[Material for this exercise]
○ ○ ○ ○ ○
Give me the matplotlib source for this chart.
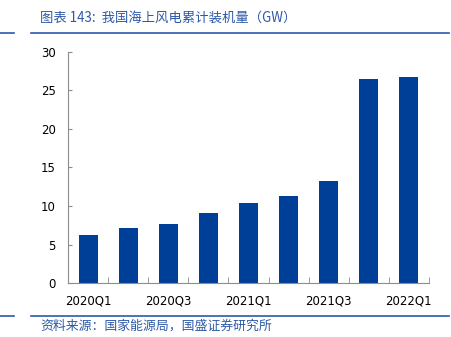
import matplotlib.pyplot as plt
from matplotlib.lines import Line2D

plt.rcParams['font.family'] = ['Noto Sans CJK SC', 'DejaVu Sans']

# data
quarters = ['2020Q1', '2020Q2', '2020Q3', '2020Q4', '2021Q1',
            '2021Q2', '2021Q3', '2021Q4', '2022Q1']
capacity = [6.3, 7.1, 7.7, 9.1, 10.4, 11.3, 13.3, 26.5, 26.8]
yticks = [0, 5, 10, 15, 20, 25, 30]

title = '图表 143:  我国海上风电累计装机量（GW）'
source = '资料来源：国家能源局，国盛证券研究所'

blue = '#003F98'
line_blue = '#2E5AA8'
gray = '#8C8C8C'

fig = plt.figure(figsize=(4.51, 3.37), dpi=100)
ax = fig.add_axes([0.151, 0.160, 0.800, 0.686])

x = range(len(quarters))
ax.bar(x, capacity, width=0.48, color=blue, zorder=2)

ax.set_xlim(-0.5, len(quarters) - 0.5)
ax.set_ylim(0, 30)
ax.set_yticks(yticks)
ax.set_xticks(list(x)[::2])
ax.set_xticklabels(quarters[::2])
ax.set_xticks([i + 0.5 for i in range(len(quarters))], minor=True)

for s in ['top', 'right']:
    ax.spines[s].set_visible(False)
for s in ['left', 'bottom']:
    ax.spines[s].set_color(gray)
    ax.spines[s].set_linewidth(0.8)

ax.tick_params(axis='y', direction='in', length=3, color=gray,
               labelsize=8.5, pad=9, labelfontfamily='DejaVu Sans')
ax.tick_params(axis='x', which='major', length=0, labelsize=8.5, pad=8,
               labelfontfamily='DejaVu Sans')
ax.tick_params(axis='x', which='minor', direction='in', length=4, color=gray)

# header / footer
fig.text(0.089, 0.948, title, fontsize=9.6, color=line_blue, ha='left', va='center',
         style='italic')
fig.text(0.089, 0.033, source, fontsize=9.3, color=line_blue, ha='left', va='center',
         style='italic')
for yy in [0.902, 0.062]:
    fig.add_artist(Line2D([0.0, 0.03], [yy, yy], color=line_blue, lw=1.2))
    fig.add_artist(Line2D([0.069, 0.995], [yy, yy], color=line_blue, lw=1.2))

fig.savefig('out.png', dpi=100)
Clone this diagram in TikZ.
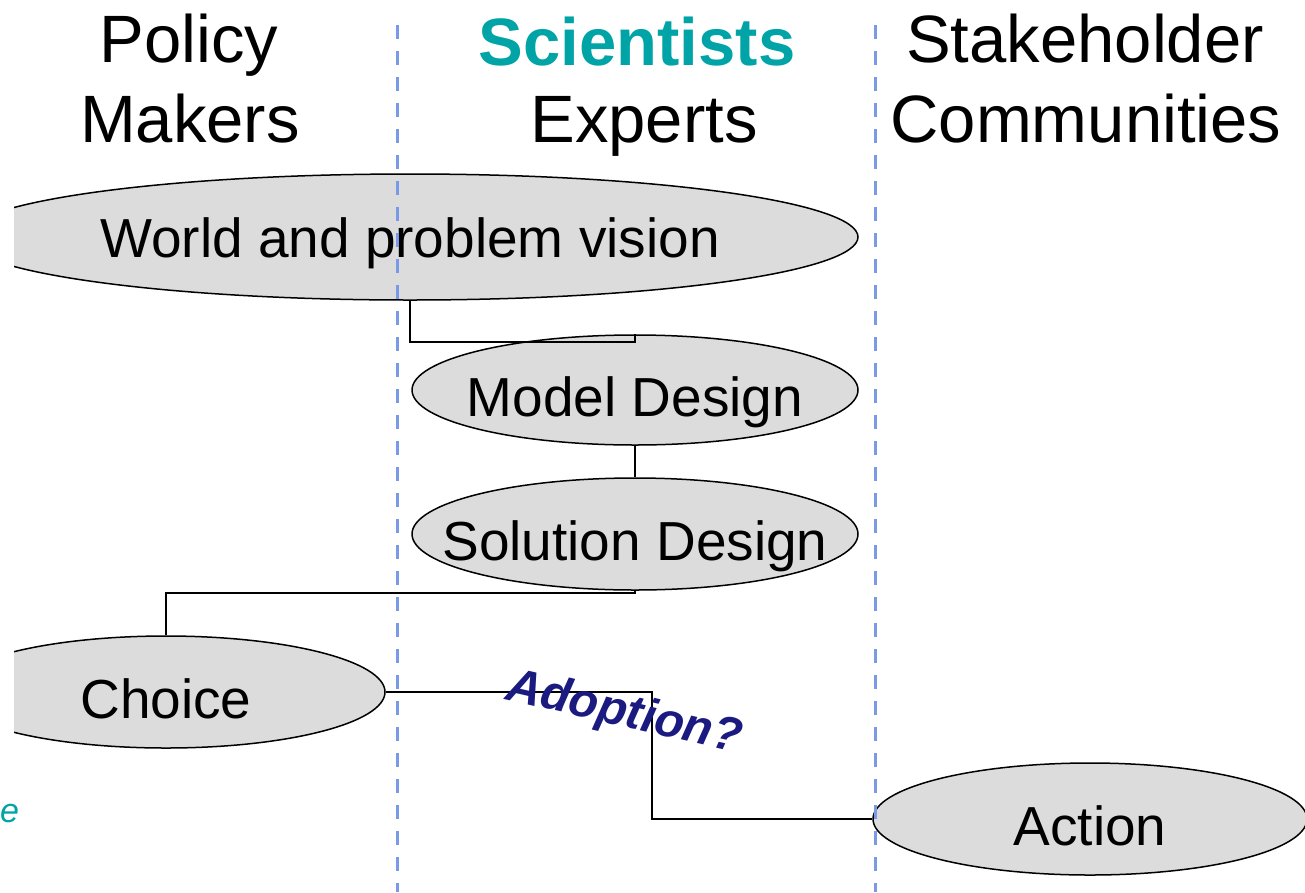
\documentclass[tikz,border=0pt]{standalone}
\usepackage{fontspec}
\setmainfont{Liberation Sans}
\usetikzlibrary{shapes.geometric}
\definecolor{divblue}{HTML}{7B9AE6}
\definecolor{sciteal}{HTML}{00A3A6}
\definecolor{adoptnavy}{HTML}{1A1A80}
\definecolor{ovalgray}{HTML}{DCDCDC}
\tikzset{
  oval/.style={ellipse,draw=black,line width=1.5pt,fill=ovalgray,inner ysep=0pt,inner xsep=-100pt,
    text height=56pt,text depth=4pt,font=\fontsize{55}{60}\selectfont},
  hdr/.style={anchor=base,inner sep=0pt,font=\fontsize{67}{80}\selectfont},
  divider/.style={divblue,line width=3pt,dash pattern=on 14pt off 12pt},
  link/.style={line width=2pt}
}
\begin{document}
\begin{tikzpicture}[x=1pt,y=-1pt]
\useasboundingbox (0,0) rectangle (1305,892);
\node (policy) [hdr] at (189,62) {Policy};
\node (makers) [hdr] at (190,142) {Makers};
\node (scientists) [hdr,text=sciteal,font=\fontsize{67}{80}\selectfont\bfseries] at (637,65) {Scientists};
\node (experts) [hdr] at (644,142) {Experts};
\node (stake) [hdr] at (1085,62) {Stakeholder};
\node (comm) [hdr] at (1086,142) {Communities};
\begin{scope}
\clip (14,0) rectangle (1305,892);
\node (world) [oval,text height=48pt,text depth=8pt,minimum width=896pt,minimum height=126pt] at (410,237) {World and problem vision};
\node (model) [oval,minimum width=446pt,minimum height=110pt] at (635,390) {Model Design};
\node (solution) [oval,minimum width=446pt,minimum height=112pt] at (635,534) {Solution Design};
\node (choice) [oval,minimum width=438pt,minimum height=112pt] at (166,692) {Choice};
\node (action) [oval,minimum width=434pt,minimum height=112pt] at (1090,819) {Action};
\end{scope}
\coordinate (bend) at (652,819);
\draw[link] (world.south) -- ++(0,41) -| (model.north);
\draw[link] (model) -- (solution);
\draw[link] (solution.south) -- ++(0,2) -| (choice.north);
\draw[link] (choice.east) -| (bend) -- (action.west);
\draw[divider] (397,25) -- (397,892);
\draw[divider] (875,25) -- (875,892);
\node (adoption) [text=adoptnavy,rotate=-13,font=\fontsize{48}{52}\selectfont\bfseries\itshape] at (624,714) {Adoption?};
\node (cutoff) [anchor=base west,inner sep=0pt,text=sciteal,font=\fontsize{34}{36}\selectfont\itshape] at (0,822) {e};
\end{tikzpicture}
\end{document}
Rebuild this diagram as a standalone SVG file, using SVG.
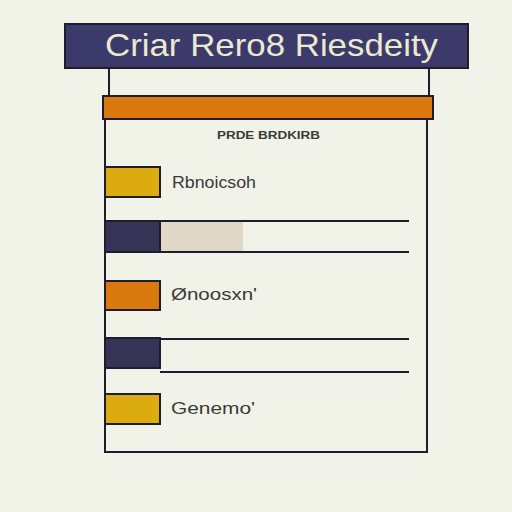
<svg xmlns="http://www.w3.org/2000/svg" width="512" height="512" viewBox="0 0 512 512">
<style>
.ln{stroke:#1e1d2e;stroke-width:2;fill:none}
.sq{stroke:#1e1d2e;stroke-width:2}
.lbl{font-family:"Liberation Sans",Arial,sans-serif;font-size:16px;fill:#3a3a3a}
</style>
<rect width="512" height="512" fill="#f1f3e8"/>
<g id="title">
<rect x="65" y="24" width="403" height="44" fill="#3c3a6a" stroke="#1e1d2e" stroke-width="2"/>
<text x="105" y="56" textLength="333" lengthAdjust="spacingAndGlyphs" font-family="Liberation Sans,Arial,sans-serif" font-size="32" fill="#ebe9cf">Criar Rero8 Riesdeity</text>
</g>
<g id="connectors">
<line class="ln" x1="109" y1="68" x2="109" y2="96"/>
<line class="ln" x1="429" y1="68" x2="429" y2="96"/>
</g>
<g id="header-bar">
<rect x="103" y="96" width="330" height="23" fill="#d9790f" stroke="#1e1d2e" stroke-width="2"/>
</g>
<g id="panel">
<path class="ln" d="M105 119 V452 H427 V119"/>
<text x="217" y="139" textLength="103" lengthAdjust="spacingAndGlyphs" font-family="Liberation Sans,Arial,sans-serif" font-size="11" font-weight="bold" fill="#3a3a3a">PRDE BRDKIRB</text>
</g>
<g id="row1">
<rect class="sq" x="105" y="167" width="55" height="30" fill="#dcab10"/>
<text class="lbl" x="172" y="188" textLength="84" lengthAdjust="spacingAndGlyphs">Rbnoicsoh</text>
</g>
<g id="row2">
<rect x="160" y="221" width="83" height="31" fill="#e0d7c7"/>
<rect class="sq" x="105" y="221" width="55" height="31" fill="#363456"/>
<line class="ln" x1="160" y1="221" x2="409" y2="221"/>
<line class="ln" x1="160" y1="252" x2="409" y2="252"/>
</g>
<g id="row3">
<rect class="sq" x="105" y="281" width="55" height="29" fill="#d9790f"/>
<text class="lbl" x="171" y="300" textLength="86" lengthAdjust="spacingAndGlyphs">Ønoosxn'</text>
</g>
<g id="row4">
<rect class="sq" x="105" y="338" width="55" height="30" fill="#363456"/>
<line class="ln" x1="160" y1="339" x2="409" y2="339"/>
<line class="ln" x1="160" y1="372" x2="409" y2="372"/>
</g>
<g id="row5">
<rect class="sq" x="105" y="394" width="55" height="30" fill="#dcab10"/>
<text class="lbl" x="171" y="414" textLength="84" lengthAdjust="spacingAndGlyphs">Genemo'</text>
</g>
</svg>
○ ○ ○ ○ ○
[Work required] Pictures stay out. Repeat only the lines from the beginning of the data through the line that has "ax.bar(x, capacity, width=0.48, color=blue, zorder=2)".

[Answer for the task]
Give me the matplotlib source for this chart.
import matplotlib.pyplot as plt
from matplotlib.lines import Line2D

plt.rcParams['font.family'] = ['Noto Sans CJK SC', 'DejaVu Sans']

# data
quarters = ['2020Q1', '2020Q2', '2020Q3', '2020Q4', '2021Q1',
            '2021Q2', '2021Q3', '2021Q4', '2022Q1']
capacity = [6.3, 7.1, 7.7, 9.1, 10.4, 11.3, 13.3, 26.5, 26.8]
yticks = [0, 5, 10, 15, 20, 25, 30]

title = '图表 143:  我国海上风电累计装机量（GW）'
source = '资料来源：国家能源局，国盛证券研究所'

blue = '#003F98'
line_blue = '#2E5AA8'
gray = '#8C8C8C'

fig = plt.figure(figsize=(4.51, 3.37), dpi=100)
ax = fig.add_axes([0.151, 0.160, 0.800, 0.686])

x = range(len(quarters))
ax.bar(x, capacity, width=0.48, color=blue, zorder=2)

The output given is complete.